▸ **Aim of the exercise**
Each line from the top of the listing through the one holding "[top] (s6) at" should be restated word for word, with nothing added and no pictures.

Start of Material

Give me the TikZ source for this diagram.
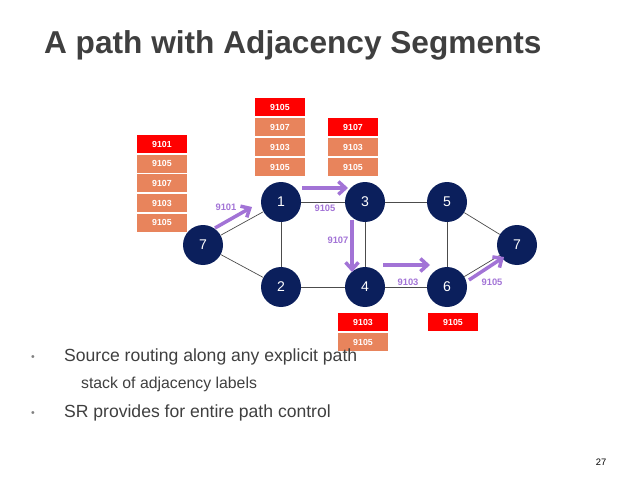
\documentclass[tikz,border=0pt]{standalone}
\usepackage{fontspec}
\setmainfont{Liberation Sans}
\usetikzlibrary{arrows.meta}
\definecolor{navy}{HTML}{0B1F5C}
\definecolor{lblred}{HTML}{FF0000}
\definecolor{lblorg}{HTML}{E8845C}
\definecolor{pathv}{HTML}{A273D6}
\definecolor{titleg}{HTML}{3F3F3F}
\tikzset{
  router/.style={circle,fill=navy,minimum size=40*0.03cm,inner sep=0pt,text=white,font=\fontsize{12}{12}\selectfont},
  top/.style={fill=lblred,minimum width=50*0.03cm,minimum height=18*0.03cm,inner sep=0pt,text=white,font=\bfseries\fontsize{7.5}{8}\selectfont},
  lbl/.style={top,fill=lblorg},
  hop/.style={draw=pathv,line width=3pt,-{Straight Barb[length=6pt,width=11pt]}},
  hoplbl/.style={text=pathv,font=\bfseries\fontsize{8}{8}\selectfont,inner sep=1pt},
  link/.style={draw=black!70,line width=0.6pt}
}
\begin{document}
\begin{tikzpicture}[x=0.03cm,y=-0.03cm]
    \useasboundingbox (0,0) rectangle (638,478);

    \node [anchor=west,text=titleg,font=\bfseries\fontsize{27}{27}\selectfont] (title) at (40,45) {A path with Adjacency Segments};

    % routers
    \node [router] (r7a) at (203,245) {7};
    \node [router] (r1) at (281,202) {1};
    \node [router] (r3) at (365,202) {3};
    \node [router] (r5) at (447,202) {5};
    \node [router] (r2) at (281,287) {2};
    \node [router] (r4) at (365,287) {4};
    \node [router] (r6) at (447,287) {6};
    \node [router] (r7b) at (517,245) {7};

    % links
    \foreach \a/\b in {r7a/r1,r7a/r2,r1/r3,r1/r2,r3/r4,r3/r5,r2/r4,r4/r6,r5/r6,r5/r7b,r6/r7b}
        \draw [link] (\a) -- (\b);

    % label stacks
    \node [top] (s7a) at (162,144) {9101};
    \foreach \t [count=\i] in {9105,9107,9103,9105}
        \node [lbl] (s7a\i) at (162,144+19.7*\i) {\t};
    \node [top] (s1) at (280,107) {9105};
    \foreach \t [count=\i] in {9107,9103,9105}
        \node [lbl] (s1\i) at (280,107+20*\i) {\t};
    \node [top] (s3) at (353,127) {9107};
    \foreach \t [count=\i] in {9103,9105}
        \node [lbl] (s3\i) at (353,127+20*\i) {\t};
    \node [top] (s4) at (363,322) {9103};
    \node [lbl] (s41) at (363,342) {9105};
    \node [top] (s6) at (453,322) {9105};

    % path
    \coordinate (h1a) at (215,228); \coordinate (h1b) at (252,207);
    \coordinate (h2a) at (302,188); \coordinate (h2b) at (348,188);
    \coordinate (h3a) at (352,220); \coordinate (h3b) at (352,272);
    \coordinate (h4a) at (383,265); \coordinate (h4b) at (430,265);
    \coordinate (h5a) at (469,280); \coordinate (h5b) at (504,257);
    \draw [hop] (h1a) -- (h1b);
    \draw [hop] (h2a) -- (h2b);
    \draw [hop] (h3a) -- (h3b);
    \draw [hop] (h4a) -- (h4b);
    \draw [hop] (h5a) -- (h5b);
    \node [hoplbl] (l1) at (226,207) {9101};
    \node [hoplbl] (l2) at (325,208) {9105};
    \node [hoplbl] (l3) at (338,240) {9107};
    \node [hoplbl] (l4) at (408,282) {9103};
    \node [hoplbl] (l5) at (492,282) {9105};

    % bullets
    \node [text=black!50,font=\fontsize{9}{9}\selectfont] (d1) at (33,358) {•};
    \node [anchor=west,text=titleg,font=\fontsize{15}{16}\selectfont] (b1) at (60,357) {Source routing along any explicit path};
    \node [anchor=west,text=titleg,font=\fontsize{13.5}{14}\selectfont] (b2) at (77,384) {stack of adjacency labels};
    \node [text=black!50,font=\fontsize{9}{9}\selectfont] (d3) at (33,414) {•};
    \node [anchor=west,text=titleg,font=\fontsize{15}{16}\selectfont] (b3) at (60,413) {SR provides for entire path control};
    \node [text=black,font=\fontsize{8}{8}\selectfont] (pg) at (601,462) {27};
\end{tikzpicture}
\end{document}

End of Material

▸ **Finished task**
Give me the TikZ source for this diagram.
\documentclass[tikz,border=0pt]{standalone}
\usepackage{fontspec}
\setmainfont{Liberation Sans}
\usetikzlibrary{arrows.meta}
\definecolor{navy}{HTML}{0B1F5C}
\definecolor{lblred}{HTML}{FF0000}
\definecolor{lblorg}{HTML}{E8845C}
\definecolor{pathv}{HTML}{A273D6}
\definecolor{titleg}{HTML}{3F3F3F}
\tikzset{
  router/.style={circle,fill=navy,minimum size=40*0.03cm,inner sep=0pt,text=white,font=\fontsize{12}{12}\selectfont},
  top/.style={fill=lblred,minimum width=50*0.03cm,minimum height=18*0.03cm,inner sep=0pt,text=white,font=\bfseries\fontsize{7.5}{8}\selectfont},
  lbl/.style={top,fill=lblorg},
  hop/.style={draw=pathv,line width=3pt,-{Straight Barb[length=6pt,width=11pt]}},
  hoplbl/.style={text=pathv,font=\bfseries\fontsize{8}{8}\selectfont,inner sep=1pt},
  link/.style={draw=black!70,line width=0.6pt}
}
\begin{document}
\begin{tikzpicture}[x=0.03cm,y=-0.03cm]
    \useasboundingbox (0,0) rectangle (638,478);

    \node [anchor=west,text=titleg,font=\bfseries\fontsize{27}{27}\selectfont] (title) at (40,45) {A path with Adjacency Segments};

    % routers
    \node [router] (r7a) at (203,245) {7};
    \node [router] (r1) at (281,202) {1};
    \node [router] (r3) at (365,202) {3};
    \node [router] (r5) at (447,202) {5};
    \node [router] (r2) at (281,287) {2};
    \node [router] (r4) at (365,287) {4};
    \node [router] (r6) at (447,287) {6};
    \node [router] (r7b) at (517,245) {7};

    % links
    \foreach \a/\b in {r7a/r1,r7a/r2,r1/r3,r1/r2,r3/r4,r3/r5,r2/r4,r4/r6,r5/r6,r5/r7b,r6/r7b}
        \draw [link] (\a) -- (\b);

    % label stacks
    \node [top] (s7a) at (162,144) {9101};
    \foreach \t [count=\i] in {9105,9107,9103,9105}
        \node [lbl] (s7a\i) at (162,144+19.7*\i) {\t};
    \node [top] (s1) at (280,107) {9105};
    \foreach \t [count=\i] in {9107,9103,9105}
        \node [lbl] (s1\i) at (280,107+20*\i) {\t};
    \node [top] (s3) at (353,127) {9107};
    \foreach \t [count=\i] in {9103,9105}
        \node [lbl] (s3\i) at (353,127+20*\i) {\t};
    \node [top] (s4) at (363,322) {9103};
    \node [lbl] (s41) at (363,342) {9105};
    \node [top] (s6) at (453,322) {9105};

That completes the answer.